Under the deal which relaunched the talks in July, Israel pledged that it would release 104 Arab prisoners held in Israeli jails since before the 1993 Oslo peace accords in exchange for the Palestinians not pressing their statehood claims at the United Nations.
Israel has so far freed 78 prisoners in three batches but had warned they would block the final release if the Palestinians refused to extend the struggling talks beyond their April 29 deadline.
There has been little or no progress in the talks, which have been intermittently stalled by Israel's insistence on continuing to announce illegal settlement extensions in the West Bank and east Jerusalem.

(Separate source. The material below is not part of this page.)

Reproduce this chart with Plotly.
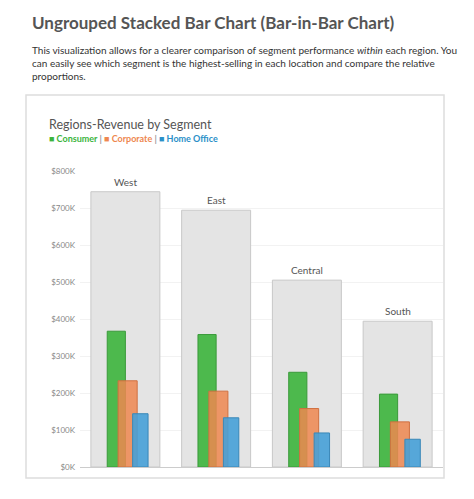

Mr Rajub called the Israeli refusal a "slap in the face of the US administration and its efforts" and said that the Palestinians would therefore resume their international diplomatic offensive.
And Palestinian Deputy Minister for Prisoner Affairs Ziad Abu Ein said the delay was a major violation of the deal.
The Palestinian Authority was prepared to appeal to international bodies and UN agencies, including the International Criminal Court, if Israel does not release the prisoners by the end of March, Fatah central committee member Mahmoud al-Aloul said.
The talks have been teetering on the brink of collapse, with Washington trying to establish a framework for continued negotiations until the end of the year without success.
US Secretary of State John Kerry met Palestinian President Mahmoud Abbas in Amman, Jordan, on Wednesday and US special envoy Martin Indyk met the Palestinian leader in Ramallah on Thursday for talks later described by Palestinian authorities as "fruitless."